What you need to do - Give an exact copy of every line, leaving images out.

___ Collected material

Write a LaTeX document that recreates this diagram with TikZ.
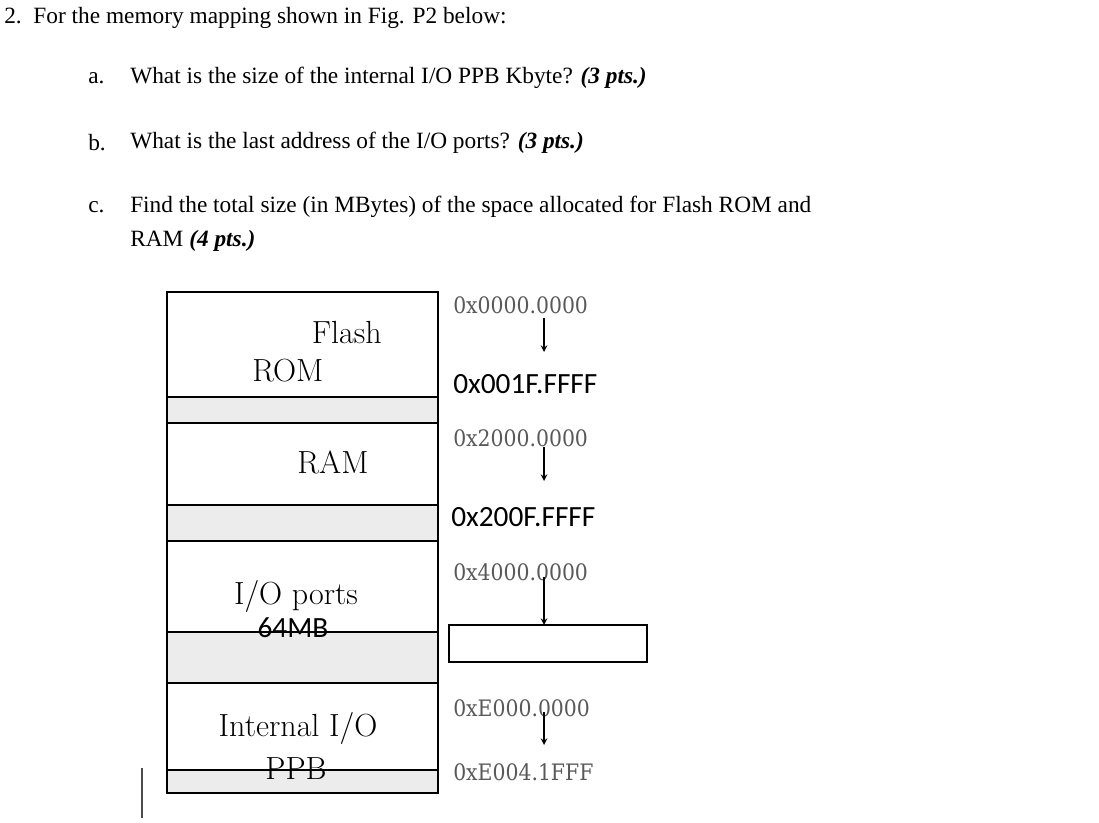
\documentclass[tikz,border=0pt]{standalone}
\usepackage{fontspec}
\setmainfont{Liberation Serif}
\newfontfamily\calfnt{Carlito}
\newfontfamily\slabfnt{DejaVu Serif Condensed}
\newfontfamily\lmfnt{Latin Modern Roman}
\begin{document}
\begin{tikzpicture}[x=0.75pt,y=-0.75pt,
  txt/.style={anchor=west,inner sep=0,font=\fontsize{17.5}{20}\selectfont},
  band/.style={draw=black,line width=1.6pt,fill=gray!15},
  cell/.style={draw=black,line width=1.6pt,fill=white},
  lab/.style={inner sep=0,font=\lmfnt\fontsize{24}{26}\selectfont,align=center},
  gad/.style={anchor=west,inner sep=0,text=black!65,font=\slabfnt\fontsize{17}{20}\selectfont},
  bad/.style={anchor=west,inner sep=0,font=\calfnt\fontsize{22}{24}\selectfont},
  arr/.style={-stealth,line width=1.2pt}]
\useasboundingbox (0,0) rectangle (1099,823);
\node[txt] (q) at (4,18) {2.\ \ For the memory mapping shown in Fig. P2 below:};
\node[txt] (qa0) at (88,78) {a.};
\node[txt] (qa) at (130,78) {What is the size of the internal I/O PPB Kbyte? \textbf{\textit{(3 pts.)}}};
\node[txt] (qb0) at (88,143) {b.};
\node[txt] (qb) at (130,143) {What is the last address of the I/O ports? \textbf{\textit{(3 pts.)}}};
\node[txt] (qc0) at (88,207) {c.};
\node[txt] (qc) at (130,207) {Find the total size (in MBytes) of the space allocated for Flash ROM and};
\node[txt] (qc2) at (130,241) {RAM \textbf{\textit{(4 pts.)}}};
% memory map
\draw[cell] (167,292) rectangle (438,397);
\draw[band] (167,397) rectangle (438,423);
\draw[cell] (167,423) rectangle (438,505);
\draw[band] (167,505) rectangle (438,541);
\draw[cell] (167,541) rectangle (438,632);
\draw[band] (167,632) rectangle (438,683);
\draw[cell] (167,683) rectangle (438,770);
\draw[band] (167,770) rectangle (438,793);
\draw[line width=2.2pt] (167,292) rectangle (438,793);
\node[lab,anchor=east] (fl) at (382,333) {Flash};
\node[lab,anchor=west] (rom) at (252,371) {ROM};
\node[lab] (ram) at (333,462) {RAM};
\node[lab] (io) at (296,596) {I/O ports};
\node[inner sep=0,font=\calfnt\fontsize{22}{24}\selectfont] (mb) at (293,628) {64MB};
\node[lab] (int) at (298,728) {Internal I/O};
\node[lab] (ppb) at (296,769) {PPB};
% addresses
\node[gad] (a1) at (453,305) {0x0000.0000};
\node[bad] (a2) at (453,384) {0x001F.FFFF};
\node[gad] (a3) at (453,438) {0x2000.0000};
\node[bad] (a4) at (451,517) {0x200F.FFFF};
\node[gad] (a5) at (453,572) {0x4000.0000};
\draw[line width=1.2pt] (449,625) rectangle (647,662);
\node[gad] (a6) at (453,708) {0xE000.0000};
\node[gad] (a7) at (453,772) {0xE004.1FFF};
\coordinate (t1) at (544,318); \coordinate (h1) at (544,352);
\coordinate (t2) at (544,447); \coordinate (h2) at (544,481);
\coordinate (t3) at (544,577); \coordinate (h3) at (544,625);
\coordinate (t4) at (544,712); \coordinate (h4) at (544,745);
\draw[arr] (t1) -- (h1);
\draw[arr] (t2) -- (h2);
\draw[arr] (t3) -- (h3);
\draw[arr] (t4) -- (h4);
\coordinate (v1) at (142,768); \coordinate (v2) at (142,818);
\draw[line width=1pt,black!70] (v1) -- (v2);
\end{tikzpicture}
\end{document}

______

Answer -
Write a LaTeX document that recreates this diagram with TikZ.
\documentclass[tikz,border=0pt]{standalone}
\usepackage{fontspec}
\setmainfont{Liberation Serif}
\newfontfamily\calfnt{Carlito}
\newfontfamily\slabfnt{DejaVu Serif Condensed}
\newfontfamily\lmfnt{Latin Modern Roman}
\begin{document}
\begin{tikzpicture}[x=0.75pt,y=-0.75pt,
  txt/.style={anchor=west,inner sep=0,font=\fontsize{17.5}{20}\selectfont},
  band/.style={draw=black,line width=1.6pt,fill=gray!15},
  cell/.style={draw=black,line width=1.6pt,fill=white},
  lab/.style={inner sep=0,font=\lmfnt\fontsize{24}{26}\selectfont,align=center},
  gad/.style={anchor=west,inner sep=0,text=black!65,font=\slabfnt\fontsize{17}{20}\selectfont},
  bad/.style={anchor=west,inner sep=0,font=\calfnt\fontsize{22}{24}\selectfont},
  arr/.style={-stealth,line width=1.2pt}]
\useasboundingbox (0,0) rectangle (1099,823);
\node[txt] (q) at (4,18) {2.\ \ For the memory mapping shown in Fig. P2 below:};
\node[txt] (qa0) at (88,78) {a.};
\node[txt] (qa) at (130,78) {What is the size of the internal I/O PPB Kbyte? \textbf{\textit{(3 pts.)}}};
\node[txt] (qb0) at (88,143) {b.};
\node[txt] (qb) at (130,143) {What is the last address of the I/O ports? \textbf{\textit{(3 pts.)}}};
\node[txt] (qc0) at (88,207) {c.};
\node[txt] (qc) at (130,207) {Find the total size (in MBytes) of the space allocated for Flash ROM and};
\node[txt] (qc2) at (130,241) {RAM \textbf{\textit{(4 pts.)}}};
% memory map
\draw[cell] (167,292) rectangle (438,397);
\draw[band] (167,397) rectangle (438,423);
\draw[cell] (167,423) rectangle (438,505);
\draw[band] (167,505) rectangle (438,541);
\draw[cell] (167,541) rectangle (438,632);
\draw[band] (167,632) rectangle (438,683);
\draw[cell] (167,683) rectangle (438,770);
\draw[band] (167,770) rectangle (438,793);
\draw[line width=2.2pt] (167,292) rectangle (438,793);
\node[lab,anchor=east] (fl) at (382,333) {Flash};
\node[lab,anchor=west] (rom) at (252,371) {ROM};
\node[lab] (ram) at (333,462) {RAM};
\node[lab] (io) at (296,596) {I/O ports};
\node[inner sep=0,font=\calfnt\fontsize{22}{24}\selectfont] (mb) at (293,628) {64MB};
\node[lab] (int) at (298,728) {Internal I/O};
\node[lab] (ppb) at (296,769) {PPB};
% addresses
\node[gad] (a1) at (453,305) {0x0000.0000};
\node[bad] (a2) at (453,384) {0x001F.FFFF};
\node[gad] (a3) at (453,438) {0x2000.0000};
\node[bad] (a4) at (451,517) {0x200F.FFFF};
\node[gad] (a5) at (453,572) {0x4000.0000};
\draw[line width=1.2pt] (449,625) rectangle (647,662);
\node[gad] (a6) at (453,708) {0xE000.0000};
\node[gad] (a7) at (453,772) {0xE004.1FFF};
\coordinate (t1) at (544,318); \coordinate (h1) at (544,352);
\coordinate (t2) at (544,447); \coordinate (h2) at (544,481);
\coordinate (t3) at (544,577); \coordinate (h3) at (544,625);
\coordinate (t4) at (544,712); \coordinate (h4) at (544,745);
\draw[arr] (t1) -- (h1);
\draw[arr] (t2) -- (h2);
\draw[arr] (t3) -- (h3);
\draw[arr] (t4) -- (h4);
\coordinate (v1) at (142,768); \coordinate (v2) at (142,818);
\draw[line width=1pt,black!70] (v1) -- (v2);
\end{tikzpicture}
\end{document}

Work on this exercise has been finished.